>> Begin Data

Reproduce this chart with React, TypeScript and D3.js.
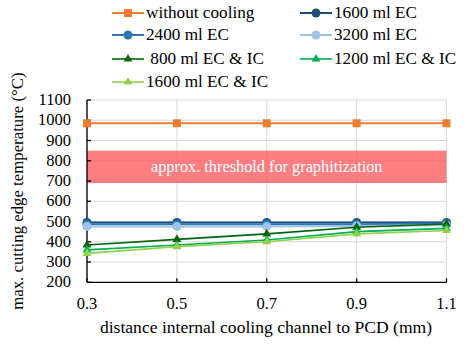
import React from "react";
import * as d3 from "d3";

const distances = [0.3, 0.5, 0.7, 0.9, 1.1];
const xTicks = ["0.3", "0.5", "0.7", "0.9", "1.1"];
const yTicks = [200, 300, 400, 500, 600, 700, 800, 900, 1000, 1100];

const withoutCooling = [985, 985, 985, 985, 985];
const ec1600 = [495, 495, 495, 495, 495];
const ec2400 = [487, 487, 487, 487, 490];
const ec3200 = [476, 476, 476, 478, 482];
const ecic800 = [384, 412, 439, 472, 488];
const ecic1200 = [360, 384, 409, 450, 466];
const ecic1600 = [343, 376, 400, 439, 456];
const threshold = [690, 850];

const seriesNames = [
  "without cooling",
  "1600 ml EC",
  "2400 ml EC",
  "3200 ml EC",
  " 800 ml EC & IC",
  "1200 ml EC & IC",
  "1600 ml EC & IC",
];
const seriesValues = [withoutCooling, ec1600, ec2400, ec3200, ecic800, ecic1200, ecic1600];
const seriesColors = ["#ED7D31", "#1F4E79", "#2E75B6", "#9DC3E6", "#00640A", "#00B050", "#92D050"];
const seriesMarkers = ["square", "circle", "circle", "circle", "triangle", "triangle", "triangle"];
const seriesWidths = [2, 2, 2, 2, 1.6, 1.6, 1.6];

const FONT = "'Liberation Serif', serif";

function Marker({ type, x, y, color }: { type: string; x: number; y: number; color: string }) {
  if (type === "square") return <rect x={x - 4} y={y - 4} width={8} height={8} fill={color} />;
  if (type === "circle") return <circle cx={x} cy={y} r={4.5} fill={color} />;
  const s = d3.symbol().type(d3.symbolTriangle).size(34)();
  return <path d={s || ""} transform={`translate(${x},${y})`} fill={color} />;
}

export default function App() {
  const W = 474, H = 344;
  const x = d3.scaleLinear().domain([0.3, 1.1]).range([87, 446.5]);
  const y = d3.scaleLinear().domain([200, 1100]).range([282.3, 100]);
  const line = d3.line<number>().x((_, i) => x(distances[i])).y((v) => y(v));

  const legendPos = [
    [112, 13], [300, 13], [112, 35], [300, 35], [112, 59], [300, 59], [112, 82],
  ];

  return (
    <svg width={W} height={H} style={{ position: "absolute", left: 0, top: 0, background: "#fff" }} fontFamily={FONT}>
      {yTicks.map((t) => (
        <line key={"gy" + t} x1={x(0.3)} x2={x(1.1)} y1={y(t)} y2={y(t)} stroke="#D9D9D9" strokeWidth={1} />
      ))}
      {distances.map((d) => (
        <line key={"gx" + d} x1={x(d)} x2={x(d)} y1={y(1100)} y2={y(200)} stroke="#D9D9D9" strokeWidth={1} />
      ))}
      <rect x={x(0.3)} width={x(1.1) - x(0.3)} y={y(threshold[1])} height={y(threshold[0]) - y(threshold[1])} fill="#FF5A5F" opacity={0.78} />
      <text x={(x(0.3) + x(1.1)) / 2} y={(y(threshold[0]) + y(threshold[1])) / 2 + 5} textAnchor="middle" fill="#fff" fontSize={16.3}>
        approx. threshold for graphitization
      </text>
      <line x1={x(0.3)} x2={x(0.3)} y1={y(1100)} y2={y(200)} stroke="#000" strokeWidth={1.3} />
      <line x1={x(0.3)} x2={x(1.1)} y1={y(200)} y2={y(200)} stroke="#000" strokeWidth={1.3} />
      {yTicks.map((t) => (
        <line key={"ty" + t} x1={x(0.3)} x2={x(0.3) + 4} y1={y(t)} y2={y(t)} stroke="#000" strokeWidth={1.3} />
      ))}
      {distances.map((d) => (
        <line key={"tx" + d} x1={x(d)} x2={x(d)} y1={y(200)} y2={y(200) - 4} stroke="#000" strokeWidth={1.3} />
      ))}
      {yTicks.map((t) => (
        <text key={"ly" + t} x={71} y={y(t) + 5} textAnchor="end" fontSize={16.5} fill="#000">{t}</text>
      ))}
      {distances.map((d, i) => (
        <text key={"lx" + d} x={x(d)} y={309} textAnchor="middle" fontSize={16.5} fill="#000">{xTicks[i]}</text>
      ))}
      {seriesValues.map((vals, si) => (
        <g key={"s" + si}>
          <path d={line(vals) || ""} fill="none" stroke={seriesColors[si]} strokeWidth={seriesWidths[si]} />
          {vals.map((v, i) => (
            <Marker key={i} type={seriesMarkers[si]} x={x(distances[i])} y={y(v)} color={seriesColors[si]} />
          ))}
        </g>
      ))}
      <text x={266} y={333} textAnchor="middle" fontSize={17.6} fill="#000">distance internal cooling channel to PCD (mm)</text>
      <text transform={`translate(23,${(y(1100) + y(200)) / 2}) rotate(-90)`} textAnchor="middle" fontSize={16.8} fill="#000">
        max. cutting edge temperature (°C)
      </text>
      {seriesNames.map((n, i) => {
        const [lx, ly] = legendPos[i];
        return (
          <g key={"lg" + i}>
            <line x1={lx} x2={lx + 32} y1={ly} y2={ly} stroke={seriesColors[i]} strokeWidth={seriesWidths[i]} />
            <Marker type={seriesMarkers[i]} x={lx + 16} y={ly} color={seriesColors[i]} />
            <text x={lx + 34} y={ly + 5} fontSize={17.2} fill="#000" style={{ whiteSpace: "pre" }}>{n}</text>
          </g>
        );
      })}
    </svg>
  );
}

>> End Data

▶ **Instructions to follow**: Copy exactly the lines running from the beginning of the listing through the line that has "900, 1000, 1100];". Drop the pictures.

▶ **Result of this task**:
Reproduce this chart with React, TypeScript and D3.js.
import React from "react";
import * as d3 from "d3";

const distances = [0.3, 0.5, 0.7, 0.9, 1.1];
const xTicks = ["0.3", "0.5", "0.7", "0.9", "1.1"];
const yTicks = [200, 300, 400, 500, 600, 700, 800, 900, 1000, 1100];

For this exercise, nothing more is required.